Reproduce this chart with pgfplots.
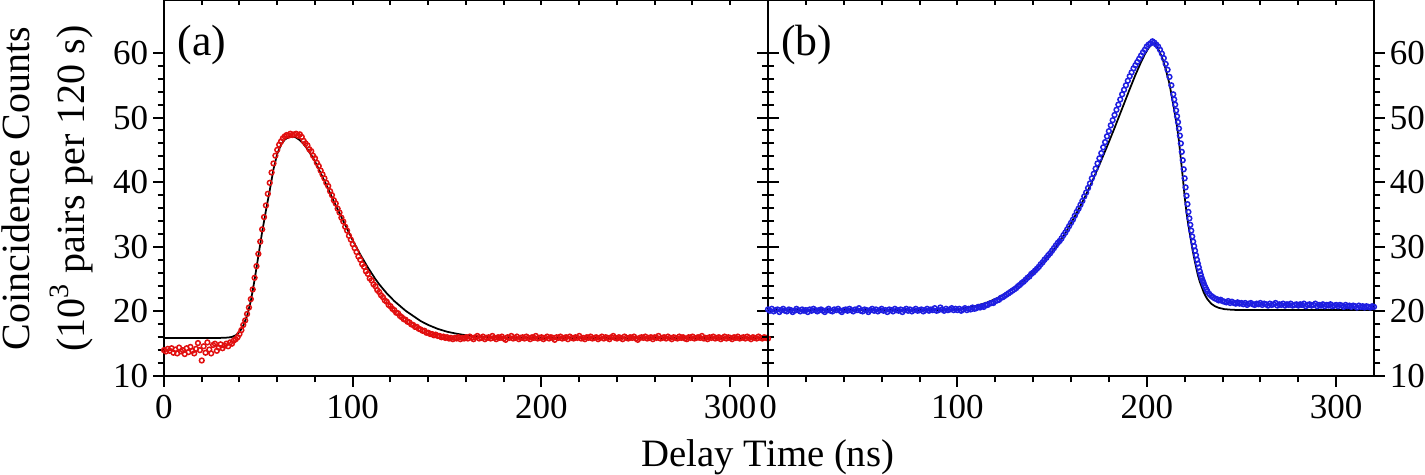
\documentclass[border=0pt]{standalone}
\usepackage{fontspec}
\setmainfont{Liberation Serif}
\usepackage{pgfplots}
\pgfplotsset{compat=1.18}

\definecolor{dred}{RGB}{225,15,15}
\definecolor{dblue}{RGB}{30,30,225}

\pgfplotsset{
  panel/.style={
    scale only axis, height=150.4pt,
    xmin=0, xmax=320, ymin=10, ymax=68.2,
    xtick={0,100,200,300}, minor x tick num=4,
    ytick={10,20,30,40,50,60}, minor y tick num=4,
    tick align=outside, xtick pos=bottom,
    major tick length=4.3pt, minor tick length=2.5pt,
    axis line style={line width=0.8pt},
    every tick/.style={black, line width=0.8pt},
    tick label style={font=\fontsize{14}{16}\selectfont},
    yticklabel style={inner sep=1.8pt},
    /pgf/number format/assume math mode=true,
    clip=true,
  },
  topticks/.style={
    scale only axis, height=150.4pt,
    xmin=0, xmax=320, ymin=10, ymax=68.2,
    xtick={0,100,200,300}, minor x tick num=4,
    xtick pos=top, tick align=inside, xticklabels={},
    major tick length=2pt, minor tick length=2pt,
    hide y axis, axis line style={line width=0.8pt},
    every tick/.style={black, line width=0.8pt},
  },
  data/.style={only marks, mark=o, mark size=0.95pt, mark options={line width=0.6pt}},
  fit/.style={black, line width=0.7pt, no marks},
}

\begin{document}
\begin{tikzpicture}
\useasboundingbox (-65.6pt,-39.6pt) rectangle (504.4pt,150.4pt);

% ---------------- panel (a) ----------------
\begin{axis}[panel, width=241.6pt, at={(0pt,0pt)}, anchor=south west]
\addplot+[data, dred] coordinates {
(0,14.0)(1,13.8)(2,14.2)(3,13.9)(4,14.3)(5,13.6)(6,14.1)(7,13.5)(8,14.4)(9,13.8)
(10,14.0)(11,13.4)(12,14.3)(13,13.7)(14,14.5)(15,13.9)(16,13.5)(17,14.2)(18,15.1)(19,14.0)
(20,12.4)(21,14.6)(22,13.6)(23,15.2)(24,14.1)(25,13.5)(26,14.8)(27,15.0)(28,13.9)(29,14.4)
(30,14.9)(31,14.3)(32,14.7)(33,15.0)(34,14.6)(35,15.2)(36,15.0)(37,15.5)(38,15.7)(39,16.0)
(40,16.5)(41,17.1)(42,17.9)(43,18.6)(44,19.6)(45,20.6)(46,21.9)(47,23.4)(48,25.2)(49,27.0)
(50,28.9)(51,30.8)(52,32.7)(53,34.6)(54,36.4)(55,38.2)(56,39.9)(57,41.5)(58,42.9)(59,44.1)
(60,45.0)(61,45.8)(62,46.3)(63,46.8)(64,47.1)(65,47.3)(66,47.2)(67,47.5)(68,47.3)(69,47.4)
(70,47.5)(71,47.2)(72,47.4)(73,47.0)(74,46.4)(75,46.0)(76,45.7)(77,45.1)(78,44.8)(79,44.1)
(80,43.7)(81,43.0)(82,42.5)(83,41.8)(84,41.2)(85,40.6)(86,39.9)(87,39.4)(88,38.6)(89,38.0)
(90,37.2)(91,36.7)(92,35.9)(93,35.3)(94,34.5)(95,33.9)(96,33.1)(97,32.5)(98,31.7)(99,31.1)
(100,30.4)(101,29.8)(102,29.2)(103,28.5)(104,28.0)(105,27.3)(106,26.9)(107,26.2)(108,25.8)(109,25.1)
(110,24.8)(111,24.2)(112,23.9)(113,23.3)(114,23.0)(115,22.5)(116,22.2)(117,21.7)(118,21.5)(119,21.0)
(120,20.8)(121,20.4)(122,20.2)(123,19.8)(124,19.7)(125,19.3)(126,19.1)(127,18.8)(128,18.7)(129,18.4)
(130,18.3)(131,18.0)(132,17.9)(133,17.6)(134,17.6)(135,17.3)(136,17.2)(137,17.0)(138,17.0)(139,16.7)
(140,16.7)(141,16.5)(142,16.5)(143,16.3)(144,16.4)(145,16.2)(146,16.2)(147,16.0)(148,16.1)(149,15.9)
(150,16.0)(151,15.8)(152,15.9)(153,15.7)(154,15.9)(155,15.8)(156,16.0)(157,15.7)(158,15.9)(159,15.8)
(160,16.0)(161,15.8)(162,16.1)(163,15.9)(164,15.7)(165,16.0)(166,16.2)(167,15.8)(168,15.9)(169,16.1)
(170,15.7)(171,15.9)(172,16.0)(173,15.8)(174,16.2)(175,15.9)(176,15.7)(177,16.0)(178,15.9)(179,16.1)
(180,15.8)(181,15.6)(182,16.0)(183,15.9)(184,16.2)(185,15.8)(186,15.9)(187,16.1)(188,15.7)(189,15.9)
(190,16.0)(191,15.8)(192,16.1)(193,15.9)(194,15.7)(195,16.0)(196,15.9)(197,16.2)(198,15.8)(199,15.9)
(200,16.0)(201,15.7)(202,15.9)(203,16.1)(204,15.8)(205,16.0)(206,15.9)(207,15.6)(208,16.0)(209,15.9)
(210,16.1)(211,15.8)(212,15.9)(213,16.0)(214,15.7)(215,16.1)(216,15.9)(217,15.8)(218,16.0)(219,15.9)
(220,16.2)(221,15.8)(222,15.9)(223,15.7)(224,16.0)(225,15.9)(226,16.1)(227,15.8)(228,15.9)(229,16.0)
(230,15.7)(231,15.9)(232,16.1)(233,15.8)(234,16.0)(235,15.9)(236,15.7)(237,16.0)(238,16.2)(239,15.9)
(240,15.8)(241,16.0)(242,15.9)(243,15.7)(244,16.1)(245,15.9)(246,15.8)(247,16.0)(248,15.9)(249,16.1)
(250,15.8)(251,15.6)(252,15.9)(253,16.0)(254,15.9)(255,16.1)(256,15.8)(257,15.9)(258,16.0)(259,15.7)
(260,16.0)(261,15.9)(262,16.2)(263,15.8)(264,15.9)(265,16.0)(266,15.8)(267,16.1)(268,15.9)(269,15.7)
(270,16.0)(271,15.9)(272,15.8)(273,16.1)(274,15.9)(275,16.0)(276,15.8)(277,15.7)(278,16.0)(279,15.9)
(280,16.1)(281,15.8)(282,15.9)(283,16.0)(284,15.9)(285,16.2)(286,15.8)(287,15.9)(288,15.7)(289,16.0)
(290,15.9)(291,16.1)(292,15.8)(293,15.9)(294,16.0)(295,15.7)(296,15.9)(297,16.1)(298,15.8)(299,16.0)
(300,15.9)(301,15.7)(302,16.0)(303,15.9)(304,16.1)(305,15.8)(306,15.9)(307,16.0)(308,15.8)(309,16.1)
(310,15.9)(311,15.7)(312,16.0)(313,15.9)(314,15.8)(315,16.1)(316,15.9)(317,15.8)(318,16.0)(319,15.9)
(320,15.8)
};
\addplot[fit] coordinates {
(0,15.9)(30,15.9)(34,15.95)(36,16.05)(38,16.3)(40,16.8)(42,17.8)(44,19.3)(46,21.6)(48,24.9)
(50,28.6)(52,32.3)(54,35.6)(56,38.7)(58,42.0)(60,44.4)(62,45.8)(64,46.6)(66,46.95)(68,47.1)
(70,46.9)(72,46.5)(74,45.9)(76,45.1)(78,44.2)(80,43.2)(82,42.0)(84,40.8)(86,39.6)(88,38.3)
(90,37.0)(92,35.8)(94,34.6)(96,33.4)(98,32.2)(100,31.0)(102,29.9)(104,28.8)(106,27.8)(108,26.8)
(110,25.9)(112,25.0)(114,24.2)(116,23.5)(118,22.8)(120,22.2)(122,21.6)(124,21.1)(126,20.6)(128,20.1)
(130,19.7)(133,19.1)(136,18.5)(140,17.9)(145,17.3)(150,16.85)(155,16.55)(160,16.3)(165,16.15)(170,16.05)
(180,15.95)(190,15.9)(320,15.9)
};
\node[anchor=west, inner sep=0pt, font=\fontsize{17.5}{20}\selectfont]
  at (rel axis cs:0,1) [xshift=5.4pt, yshift=-18pt] {(a)};
\end{axis}
\begin{axis}[topticks, width=241.6pt, at={(0pt,0pt)}, anchor=south west]
\addplot[draw=none] coordinates {(0,10)};
\end{axis}

% ---------------- panel (b) ----------------
\begin{axis}[panel, width=242.4pt, at={(241.6pt,0pt)}, anchor=south west,
  yticklabel pos=right]
\addplot+[data, dblue] coordinates {
(0,20.3)(1,20.1)(2,20.4)(3,20.0)(4,20.2)(5,20.3)(6,19.9)(7,20.2)(8,20.4)(9,20.1)
(10,20.0)(11,20.3)(12,20.2)(13,19.9)(14,20.1)(15,20.4)(16,20.2)(17,20.0)(18,20.3)(19,20.1)
(20,20.2)(21,19.9)(22,20.3)(23,20.1)(24,20.4)(25,20.2)(26,20.0)(27,20.2)(28,20.3)(29,20.1)
(30,19.9)(31,20.2)(32,20.4)(33,20.1)(34,20.0)(35,20.3)(36,20.2)(37,20.4)(38,20.1)(39,19.9)
(40,20.2)(41,20.3)(42,20.1)(43,20.4)(44,20.2)(45,20.0)(46,20.3)(47,20.2)(48,20.5)(49,20.1)
(50,20.0)(51,20.3)(52,20.2)(53,19.9)(54,20.2)(55,20.4)(56,20.1)(57,20.3)(58,20.0)(59,20.2)
(60,20.4)(61,20.1)(62,20.2)(63,19.9)(64,20.3)(65,20.2)(66,20.0)(67,20.4)(68,20.2)(69,20.1)
(70,20.3)(71,19.9)(72,20.2)(73,20.4)(74,20.1)(75,20.3)(76,20.0)(77,20.2)(78,20.4)(79,20.1)
(80,20.2)(81,20.3)(82,20.0)(83,20.2)(84,20.4)(85,20.1)(86,20.3)(87,20.2)(88,20.5)(89,20.1)
(90,20.2)(91,20.6)(92,20.3)(93,20.1)(94,20.4)(95,20.2)(96,20.3)(97,20.5)(98,20.2)(99,20.4)
(100,20.2)(101,20.4)(102,20.1)(103,20.3)(104,20.5)(105,20.2)(106,20.4)(107,20.3)(108,20.6)(109,20.4)
(110,20.5)(111,20.7)(112,20.6)(113,20.8)(114,20.7)(115,21.0)(116,21.0)(117,21.2)(118,21.3)(119,21.3)
(120,21.6)(121,21.7)(122,21.8)(123,22.1)(124,22.2)(125,22.4)(126,22.6)(127,22.8)(128,23.0)(129,23.2)
(130,23.4)(131,23.6)(132,23.9)(133,24.1)(134,24.4)(135,24.6)(136,24.9)(137,25.2)(138,25.4)(139,25.8)
(140,26.0)(141,26.3)(142,26.6)(143,26.9)(144,27.3)(145,27.6)(146,28.0)(147,28.3)(148,28.7)(149,29.0)
(150,29.4)(151,29.8)(152,30.2)(153,30.6)(154,30.9)(155,31.3)(156,31.8)(157,32.2)(158,32.7)(159,33.2)
(160,33.7)(161,34.2)(162,34.8)(163,35.4)(164,35.9)(165,36.5)(166,37.1)(167,37.8)(168,38.4)(169,39.1)
(170,39.8)(171,40.6)(172,41.3)(173,42.1)(174,42.9)(175,43.7)(176,44.5)(177,45.4)(178,46.2)(179,47.1)
(180,47.9)(181,48.8)(182,49.6)(183,50.4)(184,51.2)(185,52.0)(186,52.8)(187,53.6)(188,54.3)(189,55.0)
(190,55.7)(191,56.4)(192,57.0)(193,57.6)(194,58.1)(195,58.6)(196,59.1)(197,59.6)(198,60.1)(199,60.5)
(200,61.0)(201,61.3)(202,61.5)(203,61.8)(204,61.6)(205,61.3)(206,61.0)(207,60.5)(208,59.9)(209,59.2)
(210,58.3)(211,57.4)(212,56.3)(213,55.0)(214,53.6)(214.5,52.8)(215,52.0)(215.5,51.1)(216,50.2)(216.5,49.3)
(217,48.3)(217.5,47.2)(218,46.0)(218.5,44.7)(219,43.4)(219.5,42.0)(220,40.6)(220.5,39.2)(221,37.9)(221.5,36.6)
(222,35.4)(222.5,34.4)(223,33.4)(223.5,32.5)(224,31.6)(224.5,30.8)(225,30.1)(225.5,29.4)(226,28.7)(226.5,28.0)
(227,27.4)(227.5,26.8)(228,26.2)(228.5,25.7)(229,25.2)(229.5,24.8)(230,24.4)(230.5,24.0)(231,23.7)(231.5,23.4)
(232,23.1)(233,22.7)(234,22.4)(235,22.2)(236,22.0)(237,21.9)(238,21.7)(239,21.8)(240,21.6)(241,21.5)
(242,21.4)(243,21.6)(244,21.3)(245,21.5)(246,21.3)(247,21.2)(248,21.4)(249,21.2)(250,21.3)(251,21.1)
(252,21.3)(253,21.0)(254,21.2)(255,21.3)(256,21.1)(257,21.0)(258,21.2)(259,21.1)(260,21.3)(261,21.0)
(262,21.2)(263,21.1)(264,20.9)(265,21.2)(266,21.0)(267,21.1)(268,21.3)(269,20.9)(270,21.1)(271,21.0)
(272,21.2)(273,20.9)(274,21.1)(275,21.0)(276,21.2)(277,20.9)(278,21.0)(279,21.1)(280,20.9)(281,21.1)
(282,21.0)(283,21.2)(284,20.8)(285,21.0)(286,21.1)(287,20.9)(288,21.0)(289,21.2)(290,20.8)(291,21.0)
(292,20.9)(293,21.1)(294,20.8)(295,21.0)(296,20.9)(297,21.1)(298,20.8)(299,20.9)(300,21.0)(301,20.8)
(302,21.0)(303,20.9)(304,20.7)(305,21.0)(306,20.8)(307,20.9)(308,20.7)(309,20.9)(310,20.8)(311,20.6)
(312,20.9)(313,20.7)(314,20.8)(315,20.6)(316,20.8)(317,20.7)(318,20.6)(319,20.8)(320,20.7)
};
\addplot[fit] coordinates {
(0,20.2)(90,20.2)(100,20.35)(108,20.7)(115,21.3)(120,21.9)(125,22.7)(130,23.7)(136,25.0)(141,26.4)
(147,28.2)(152,30.0)(157,32.1)(162,34.7)(167,37.5)(171,40.0)(175,42.7)(179,45.5)(183,48.4)(187,51.4)
(191,54.4)(194,56.6)(197,58.6)(199,59.8)(201,60.8)(203,61.4)(204,61.5)(205,61.2)(206,60.6)(208,59.4)
(210,57.5)(212,55.2)(214,52.0)(216,48.6)(217,46.4)(218,43.6)(219,40.8)(220,37.8)(221,35.3)(222,33.3)
(223,31.6)(224,29.8)(225,28.3)(226,26.9)(227,25.6)(228,24.6)(229,23.8)(230,23.0)(231,22.4)(232,21.9)
(234,21.2)(236,20.8)(238,20.55)(241,20.35)(245,20.25)(250,20.2)(320,20.2)
};
\node[anchor=west, inner sep=0pt, font=\fontsize{17.5}{20}\selectfont]
  at (rel axis cs:0,1) [xshift=5.0pt, yshift=-18pt] {(b)};
\end{axis}
\begin{axis}[topticks, width=242.4pt, at={(241.6pt,0pt)}, anchor=south west]
\addplot[draw=none] coordinates {(0,10)};
\end{axis}

% shared labels
\node[anchor=base, inner sep=0pt, font=\fontsize{15.5}{18}\selectfont]
  at (241.6pt,-36pt) {Delay Time (ns)};
\node[anchor=north, rotate=90, inner sep=0pt, align=center,
  font=\fontsize{16}{22}\selectfont]
  at (-65.1pt,75pt) {Coincidence Counts\\(10\textsuperscript{3} pairs per 120 s)};
\end{tikzpicture}
\end{document}
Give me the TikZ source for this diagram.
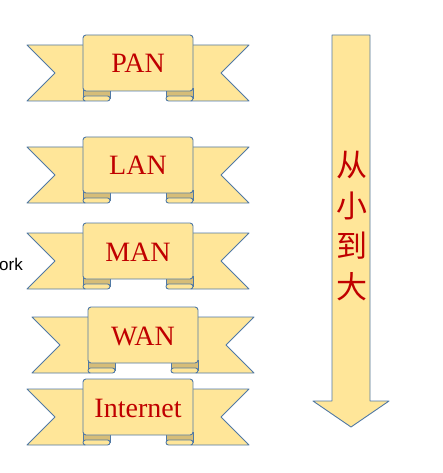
\documentclass[tikz,border=0pt]{standalone}
\usepackage{fontspec}
\setmainfont{Liberation Serif}
\newfontfamily\cjkfont{Noto Sans CJK SC}
\newfontfamily\arialfont{Liberation Sans}
\definecolor{ribyel}{HTML}{FFE699}
\definecolor{ribdk}{HTML}{D6BD78}
\definecolor{ribline}{HTML}{5079A5}
\definecolor{ribred}{HTML}{C00000}
\tikzset{
  ribfill/.style={fill=ribyel, draw=ribline, line width=0.9pt, line join=round},
  ribdark/.style={fill=ribdk, draw=ribline, line width=0.9pt},
  ribtext/.style={text=ribred, font=\fontsize{28}{28}\selectfont, inner sep=0pt, anchor=base},
  cjktext/.style={text=ribred, font=\cjkfont\fontsize{31}{31}\selectfont, inner sep=0pt, anchor=base},
  pics/ribbon/.style={code={
    \draw[ribfill] (0,10) -- (58,10) -- (58,66) -- (0,66) -- (28,38) -- cycle;
    \draw[ribfill] (222,10) -- (164,10) -- (164,66) -- (222,66) -- (194,38) -- cycle;
    \draw[ribdark] (56,53) rectangle (83,63);
    \draw[ribdark] (139,53) rectangle (166,63);
    \draw[ribfill, rounded corners=2.5pt] (56,61) rectangle (83,66);
    \draw[ribfill, rounded corners=2.5pt] (139,61) rectangle (166,66);
    \draw[ribfill, rounded corners=3pt] (56,0) rectangle (166,56);
    \node[ribtext] (-txt) at (111,38) {#1};
  }}
}
\begin{document}
\begin{tikzpicture}[x=1pt,y=-1pt]
\useasboundingbox (0,0) rectangle (442,473);
\fill[white] (0,0) rectangle (442,473);
\pic (pan) at (27,35) {ribbon={PAN}};
\pic (lan) at (27,137) {ribbon={LAN}};
\pic (man) at (27,223) {ribbon={MAN}};
\pic (wan) at (32,307) {ribbon={WAN}};
\pic (inet) at (27,379) {ribbon={Internet}};
\node[font=\arialfont\fontsize{17}{17}\selectfont, inner sep=0pt, anchor=base west] (ork) at (-1,270) {ork};
\draw[ribfill] (332,35) -- (370,35) -- (370,401) -- (389,401) -- (351,427) -- (313,401) -- (332,401) -- cycle;
\node[cjktext] (c1) at (351.5,176.5) {从};
\node[cjktext] (c2) at (351.5,217) {小};
\node[cjktext] (c3) at (351.5,257.5) {到};
\node[cjktext] (c4) at (351.5,298) {大};
\end{tikzpicture}
\end{document}
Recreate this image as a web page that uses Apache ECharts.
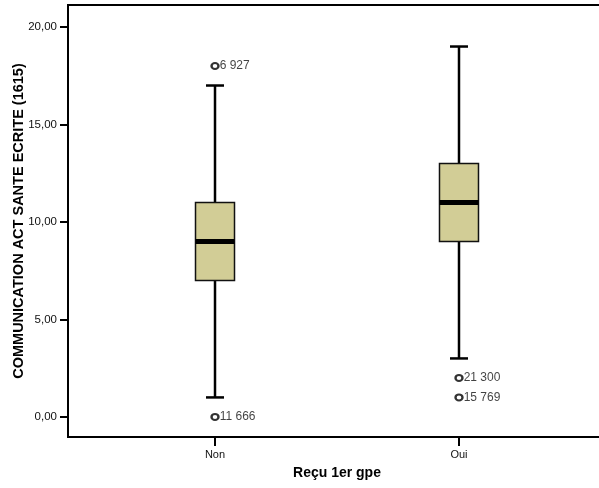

> _BRIEF_:
Above are entries; state the number of lines among them that contain "this", and nothing else.

> _EXERCISE SOLUTION_:
3